27 658
Zuiderzeelijn

nr. 27
BRIEF VAN DE MINISTER VAN VERKEER EN WATERSTAAT

Aan de Voorzitter van de Tweede Kamer der Staten-Generaal

Den Haag, 30 mei 2006

In antwoord op de vragen van de heer Duyvendak uit de regeling van werkzaamheden van 24 mei jl., bericht ik u hierbij als volgt.

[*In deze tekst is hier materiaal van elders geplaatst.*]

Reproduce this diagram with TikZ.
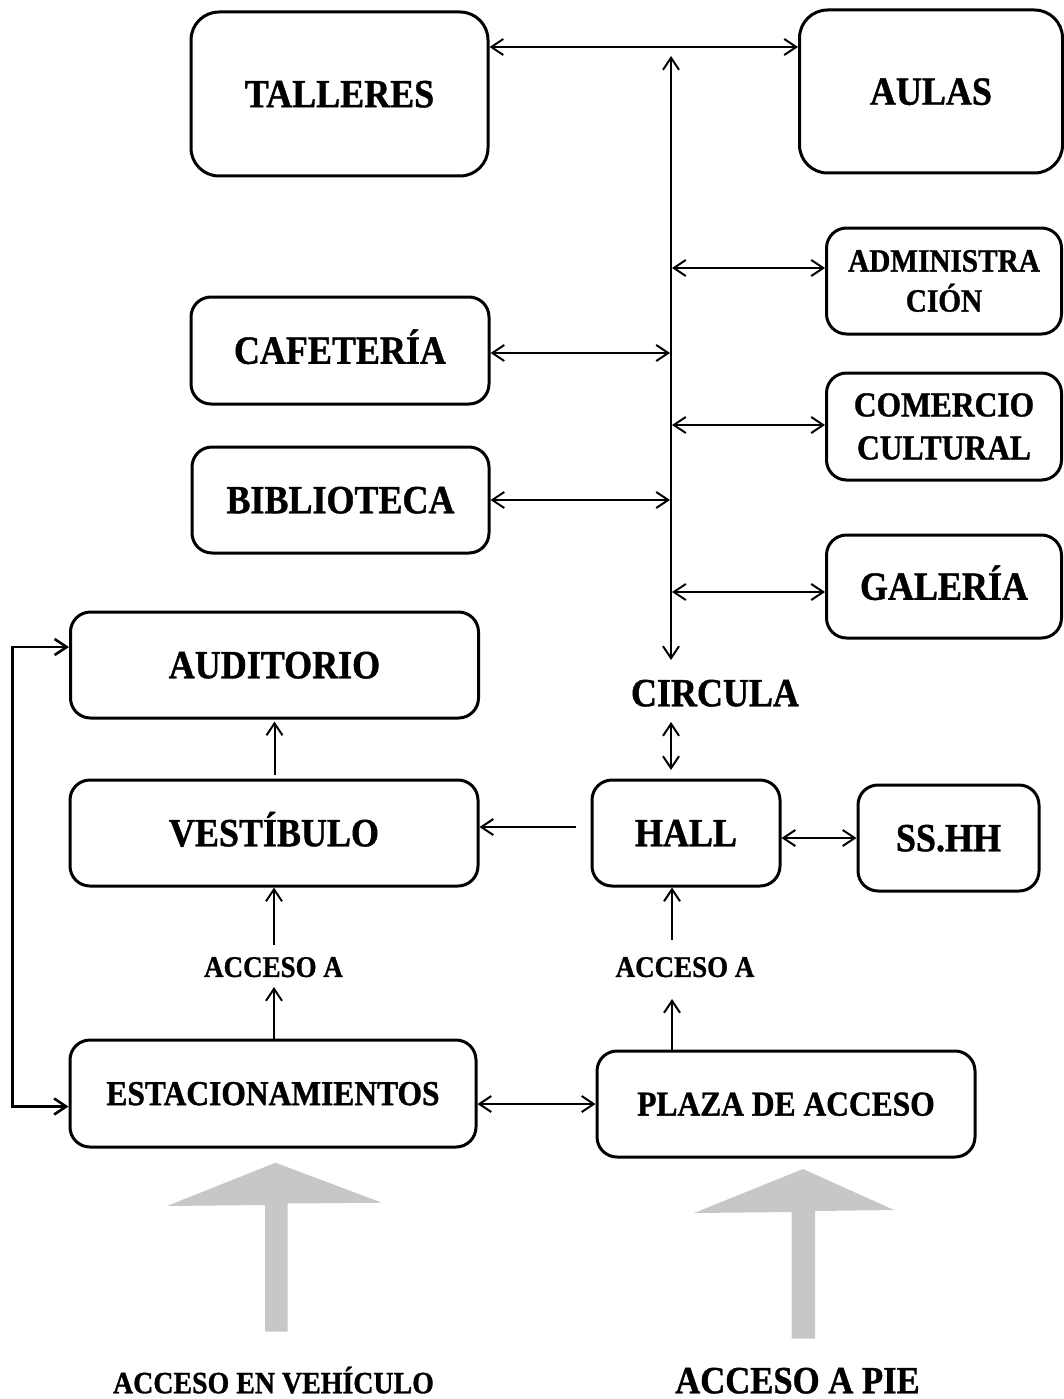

Tijdens het Transportdiner op 23 mei jl. heb ik bevestigd dat het kabinet vindt dat nut en noodzaak van een Zuiderzeelijn niet zijn aangetoond. Dit is een voorgenomen besluit op basis van de Structuurvisie Zuiderzeelijn, waarin opnieuw onderzoek is gedaan naar de mogelijkheden van een snelle OV-verbinding tussen Schiphol en Noord Nederland. Het kabinet neemt eind juni een definitief besluit, na overleg met de decentrale overheden en na verwerking van de inspraakreacties. Daarbij zullen ook de uitkomsten van het hoofdlijnendebat met de Kamer worden betrokken. Het bestuurlijk overleg met de decentrale overheden vindt na dit debat plaats.

In de Structuurvisie Zuiderzeelijn is een grondige probleemanalyse uitgevoerd die heeft aangetoond dat het in het Zuiderzeelijn gebied (Schiphol–Noord Nederland) om verschillende problemen gaat. In Noord Nederland gaat het om een ijle ruimtelijk economische structuur, met een op kostenvoordelen gebaseerde economie, die zich moet omvormen naar een meer op kennis gebaseerde economie.

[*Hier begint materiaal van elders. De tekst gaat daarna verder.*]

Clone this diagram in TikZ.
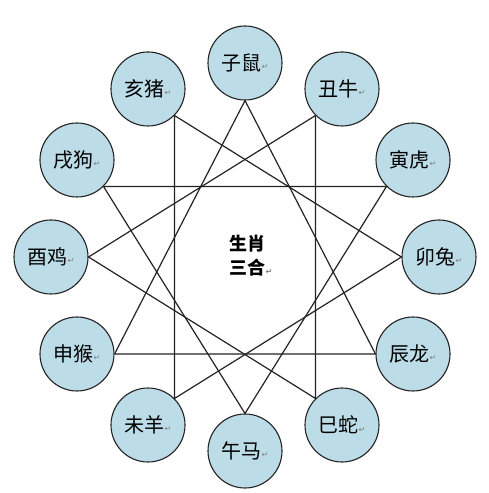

In de Noordvleugel van de Randstad gaat het, naast de problemen op de weg die zich al op korte termijn voordoen en waarvoor het kabinet ook geld heeft gereserveerd, om problemen op het spoor (die zich in de periode 2010–2020 zullen voordoen). Deze problemen in beide regio’s wil het kabinet dan ook aanpakken, maar een Zuiderzeelijn is daarvoor niet de juiste oplossing. Ik heb daarom aan de regionale overheden gevraagd mee te denken over wat wel de juiste oplossingen zijn om de ambities te bereiken.

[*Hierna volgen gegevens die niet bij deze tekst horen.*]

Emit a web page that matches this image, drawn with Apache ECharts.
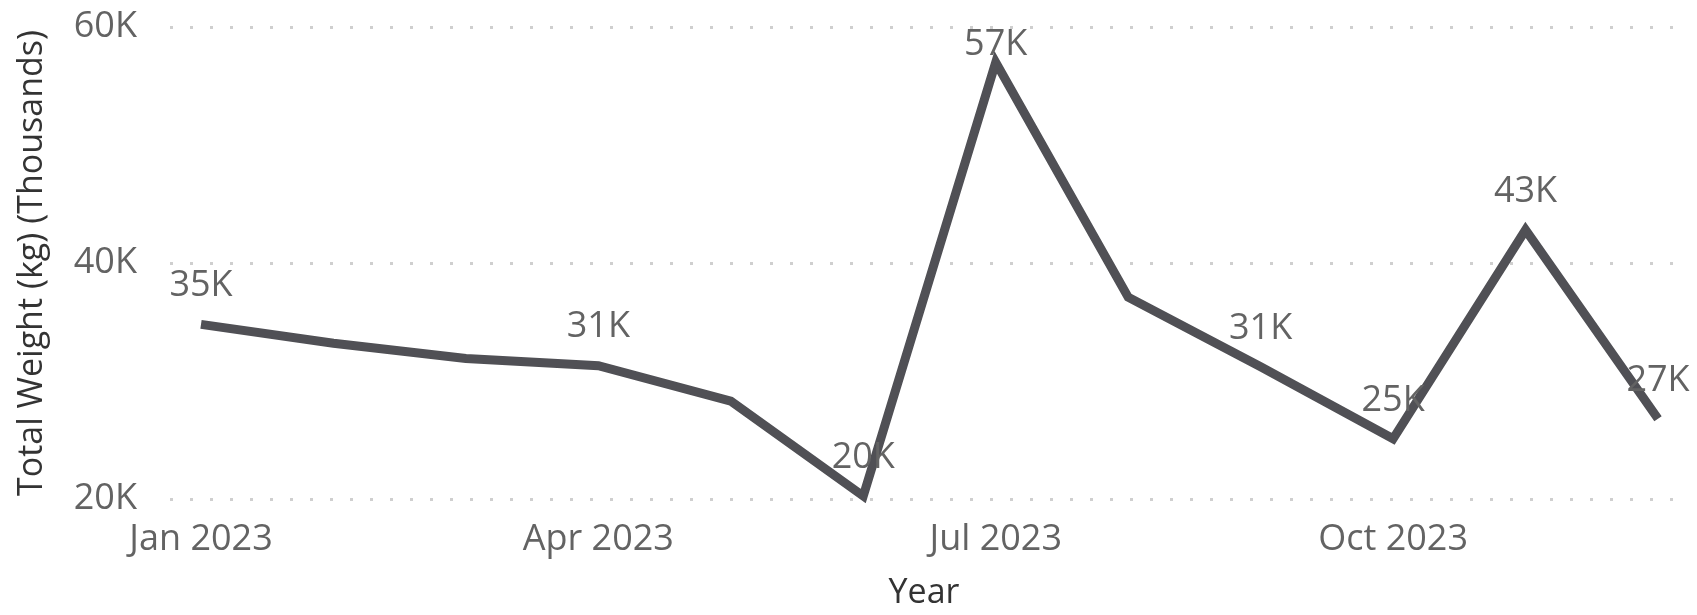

Ik betreur dat het beeld is ontstaan dat het geld voor de Zuiderzeelijn vooral aan wegen rond Almere wordt besteed, want dit is niet correct. De strekking van mijn opmerking is als volgt:

De Zuiderzeelijn is altijd bedoeld om zowel een bijdrage te leveren aan de problemen in het Noorden als aan die in de Noordvleugel. Voor de problematiek op de weg op de corridor Schiphol–Almere loopt reeds een ander traject met een eigen reservering. Daarom is het geld dat het kabinet heeft gereserveerd voor de Zuiderzeelijn (€ 2,73 mrd.) bestemd om zowel de ruimtelijk economische problemen in het Noorden als de OV-problematiek in de Noordvleugel op te lossen.